▸ Job
Reproduce the listing below exactly. Pictures do not belong in the copy.
═══
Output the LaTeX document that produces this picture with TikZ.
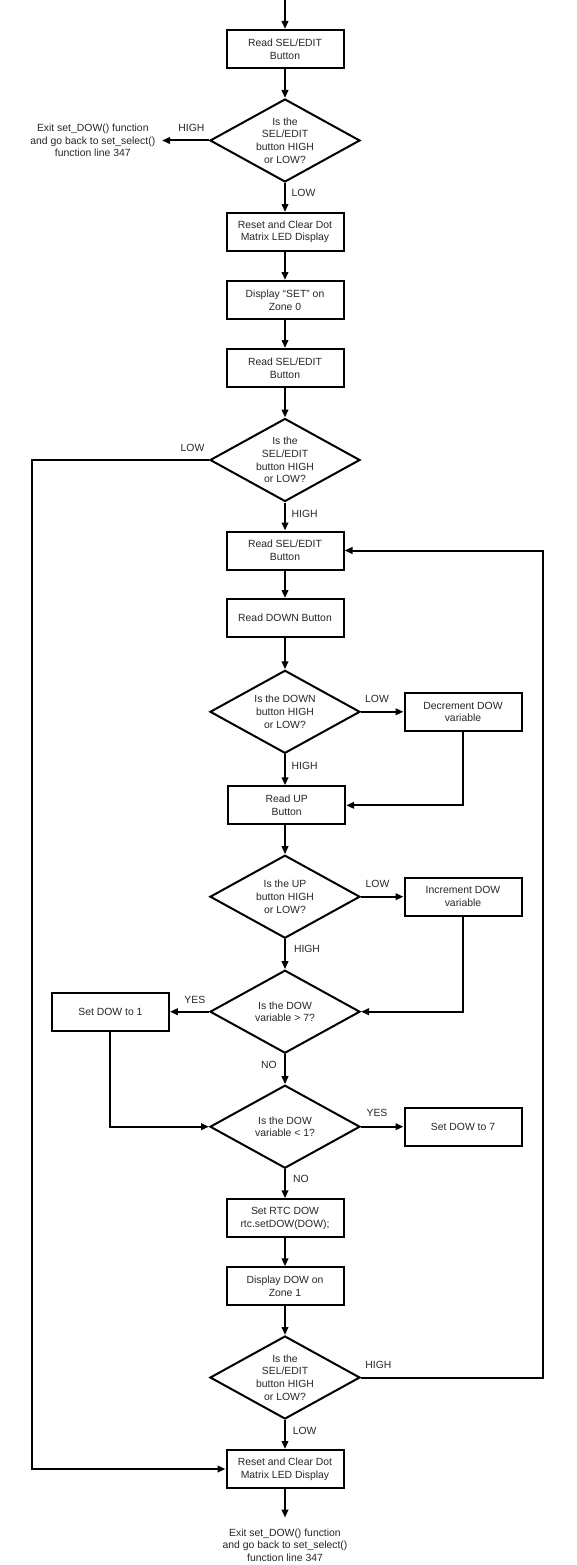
\documentclass[tikz,border=0pt]{standalone}
\usepackage{fontspec}
\setmainfont{Liberation Sans}
\usetikzlibrary{shapes.geometric,arrows.meta}
\begin{document}
\begin{tikzpicture}[x=1pt,y=-1pt,
  every node/.style={font=\fontsize{10.4}{12.6}\selectfont, text=black!85},
  box/.style={draw=black, line width=2pt, fill=white, minimum width=117pt, minimum height=38pt, inner sep=0pt, align=center},
  dia/.style={draw=black, line width=2pt, fill=white, diamond, aspect=1.8, minimum width=150pt, minimum height=83pt, inner sep=0pt, align=center},
  lbl/.style={inner sep=0pt},
  txt/.style={align=center, inner xsep=0pt},
  arr/.style={line width=2pt, -{Triangle[length=8pt,width=6.5pt]}}
]
\useasboundingbox (0,0) rectangle (576,1565);

\coordinate (top) at (285,0);
\node[box] (b1) at (285,49) {Read SEL/EDIT\\Button};
\node[dia] (d1) at (285,140.5) {Is the\\SEL/EDIT\\button HIGH\\or LOW?};
\node[txt, inner xsep=6.6pt] (exit1) at (92.8,140.5) {Exit set\_DOW() function\\and go back to set\_select()\\function line 347};
\node[box] (b2) at (285,232) {Reset and Clear Dot\\Matrix LED Display};
\node[box] (b3) at (285,300) {Display “SET” on\\Zone 0};
\node[box] (b4) at (285,368) {Read SEL/EDIT\\Button};
\node[dia] (d2) at (285,460) {Is the\\SEL/EDIT\\button HIGH\\or LOW?};
\node[box] (b5) at (285,550.5) {Read SEL/EDIT\\Button};
\node[box] (b6) at (285,618) {Read DOWN Button};
\node[dia] (d3) at (285,711.8) {Is the DOWN\\button HIGH\\or LOW?};
\node[box] (dec) at (463,711.8) {Decrement DOW\\variable};
\node[box] (b7) at (286.7,805.3) {Read UP\\Button};
\node[dia] (d4) at (285,896.7) {Is the UP\\button HIGH\\or LOW?};
\node[box] (inc) at (463,896.7) {Increment DOW\\variable};
\node[dia] (d5) at (285,1011.7) {Is the DOW\\variable > 7?};
\node[box] (set1) at (110.4,1011.7) {Set DOW to 1};
\node[dia] (d6) at (285,1126.7) {Is the DOW\\variable < 1?};
\node[box] (set7) at (463,1126.7) {Set DOW to 7};
\node[box] (b8) at (285,1218.3) {Set RTC DOW\\rtc.setDOW(DOW);};
\node[box] (b9) at (285,1286.3) {Display DOW on\\Zone 1};
\node[dia] (d7) at (285,1377.5) {Is the\\SEL/EDIT\\button HIGH\\or LOW?};
\node[box] (b10) at (285,1469) {Reset and Clear Dot\\Matrix LED Display};
\node[txt, inner ysep=11pt] (exit2) at (285,1545.2) {Exit set\_DOW() function\\and go back to set\_select()\\function line 347};

\coordinate (ll) at (32.3,460);
\coordinate (rr) at (543,550.5);

% labels
\node[lbl] at (191.4,128) {HIGH};
\node[lbl] at (303.5,193) {LOW};
\node[lbl] at (192.5,447.7) {LOW};
\node[lbl] at (304.7,514) {HIGH};
\node[lbl] at (377,699.3) {LOW};
\node[lbl] at (304.7,765.7) {HIGH};
\node[lbl] at (377.5,884) {LOW};
\node[lbl] at (307,949.3) {HIGH};
\node[lbl] at (194.9,1000) {YES};
\node[lbl] at (269,1065) {NO};
\node[lbl] at (377,1113.3) {YES};
\node[lbl] at (301,1179) {NO};
\node[lbl] at (378.4,1365) {HIGH};
\node[lbl] at (304.6,1430.7) {LOW};

% connectors
\draw[arr] (top) -- (b1.north);
\draw[arr] (b1.south) -- (d1.north);
\draw[arr] (d1.west) -- (exit1.east);
\draw[arr] (d1.south) -- (b2.north);
\draw[arr] (b2.south) -- (b3.north);
\draw[arr] (b3.south) -- (b4.north);
\draw[arr] (b4.south) -- (d2.north);
\draw[arr] (d2.south) -- (b5.north);
\draw[arr] (d2.west) -- (ll) |- (b10.west);
\draw[arr] (b5.south) -- (b6.north);
\draw[arr] (b6.south) -- (d3.north);
\draw[arr] (d3.east) -- (dec.west);
\draw[arr] (d3.south) -- (d3.south |- b7.north);
\draw[arr] (dec.south) |- (b7.east);
\draw[arr] (b7.south -| d4.north) -- (d4.north);
\draw[arr] (d4.east) -- (inc.west);
\draw[arr] (inc.south) |- (d5.east);
\draw[arr] (d4.south) -- (d5.north);
\draw[arr] (d5.west) -- (set1.east);
\draw[arr] (set1.south) |- (d6.west);
\draw[arr] (d5.south) -- (d6.north);
\draw[arr] (d6.east) -- (set7.west);
\draw[arr] (d6.south) -- (b8.north);
\draw[arr] (b8.south) -- (b9.north);
\draw[arr] (b9.south) -- (d7.north);
\draw[arr] (d7.east) -| (rr) -- (b5.east);
\draw[arr] (d7.south) -- (b10.north);
\draw[arr] (b10.south) -- (exit2.north);
\end{tikzpicture}
\end{document}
═══
▸ Problem solution
Output the LaTeX document that produces this picture with TikZ.
\documentclass[tikz,border=0pt]{standalone}
\usepackage{fontspec}
\setmainfont{Liberation Sans}
\usetikzlibrary{shapes.geometric,arrows.meta}
\begin{document}
\begin{tikzpicture}[x=1pt,y=-1pt,
  every node/.style={font=\fontsize{10.4}{12.6}\selectfont, text=black!85},
  box/.style={draw=black, line width=2pt, fill=white, minimum width=117pt, minimum height=38pt, inner sep=0pt, align=center},
  dia/.style={draw=black, line width=2pt, fill=white, diamond, aspect=1.8, minimum width=150pt, minimum height=83pt, inner sep=0pt, align=center},
  lbl/.style={inner sep=0pt},
  txt/.style={align=center, inner xsep=0pt},
  arr/.style={line width=2pt, -{Triangle[length=8pt,width=6.5pt]}}
]
\useasboundingbox (0,0) rectangle (576,1565);

\coordinate (top) at (285,0);
\node[box] (b1) at (285,49) {Read SEL/EDIT\\Button};
\node[dia] (d1) at (285,140.5) {Is the\\SEL/EDIT\\button HIGH\\or LOW?};
\node[txt, inner xsep=6.6pt] (exit1) at (92.8,140.5) {Exit set\_DOW() function\\and go back to set\_select()\\function line 347};
\node[box] (b2) at (285,232) {Reset and Clear Dot\\Matrix LED Display};
\node[box] (b3) at (285,300) {Display “SET” on\\Zone 0};
\node[box] (b4) at (285,368) {Read SEL/EDIT\\Button};
\node[dia] (d2) at (285,460) {Is the\\SEL/EDIT\\button HIGH\\or LOW?};
\node[box] (b5) at (285,550.5) {Read SEL/EDIT\\Button};
\node[box] (b6) at (285,618) {Read DOWN Button};
\node[dia] (d3) at (285,711.8) {Is the DOWN\\button HIGH\\or LOW?};
\node[box] (dec) at (463,711.8) {Decrement DOW\\variable};
\node[box] (b7) at (286.7,805.3) {Read UP\\Button};
\node[dia] (d4) at (285,896.7) {Is the UP\\button HIGH\\or LOW?};
\node[box] (inc) at (463,896.7) {Increment DOW\\variable};
\node[dia] (d5) at (285,1011.7) {Is the DOW\\variable > 7?};
\node[box] (set1) at (110.4,1011.7) {Set DOW to 1};
\node[dia] (d6) at (285,1126.7) {Is the DOW\\variable < 1?};
\node[box] (set7) at (463,1126.7) {Set DOW to 7};
\node[box] (b8) at (285,1218.3) {Set RTC DOW\\rtc.setDOW(DOW);};
\node[box] (b9) at (285,1286.3) {Display DOW on\\Zone 1};
\node[dia] (d7) at (285,1377.5) {Is the\\SEL/EDIT\\button HIGH\\or LOW?};
\node[box] (b10) at (285,1469) {Reset and Clear Dot\\Matrix LED Display};
\node[txt, inner ysep=11pt] (exit2) at (285,1545.2) {Exit set\_DOW() function\\and go back to set\_select()\\function line 347};

\coordinate (ll) at (32.3,460);
\coordinate (rr) at (543,550.5);

% labels
\node[lbl] at (191.4,128) {HIGH};
\node[lbl] at (303.5,193) {LOW};
\node[lbl] at (192.5,447.7) {LOW};
\node[lbl] at (304.7,514) {HIGH};
\node[lbl] at (377,699.3) {LOW};
\node[lbl] at (304.7,765.7) {HIGH};
\node[lbl] at (377.5,884) {LOW};
\node[lbl] at (307,949.3) {HIGH};
\node[lbl] at (194.9,1000) {YES};
\node[lbl] at (269,1065) {NO};
\node[lbl] at (377,1113.3) {YES};
\node[lbl] at (301,1179) {NO};
\node[lbl] at (378.4,1365) {HIGH};
\node[lbl] at (304.6,1430.7) {LOW};

% connectors
\draw[arr] (top) -- (b1.north);
\draw[arr] (b1.south) -- (d1.north);
\draw[arr] (d1.west) -- (exit1.east);
\draw[arr] (d1.south) -- (b2.north);
\draw[arr] (b2.south) -- (b3.north);
\draw[arr] (b3.south) -- (b4.north);
\draw[arr] (b4.south) -- (d2.north);
\draw[arr] (d2.south) -- (b5.north);
\draw[arr] (d2.west) -- (ll) |- (b10.west);
\draw[arr] (b5.south) -- (b6.north);
\draw[arr] (b6.south) -- (d3.north);
\draw[arr] (d3.east) -- (dec.west);
\draw[arr] (d3.south) -- (d3.south |- b7.north);
\draw[arr] (dec.south) |- (b7.east);
\draw[arr] (b7.south -| d4.north) -- (d4.north);
\draw[arr] (d4.east) -- (inc.west);
\draw[arr] (inc.south) |- (d5.east);
\draw[arr] (d4.south) -- (d5.north);
\draw[arr] (d5.west) -- (set1.east);
\draw[arr] (set1.south) |- (d6.west);
\draw[arr] (d5.south) -- (d6.north);
\draw[arr] (d6.east) -- (set7.west);
\draw[arr] (d6.south) -- (b8.north);
\draw[arr] (b8.south) -- (b9.north);
\draw[arr] (b9.south) -- (d7.north);
\draw[arr] (d7.east) -| (rr) -- (b5.east);
\draw[arr] (d7.south) -- (b10.north);
\draw[arr] (b10.south) -- (exit2.north);
\end{tikzpicture}
\end{document}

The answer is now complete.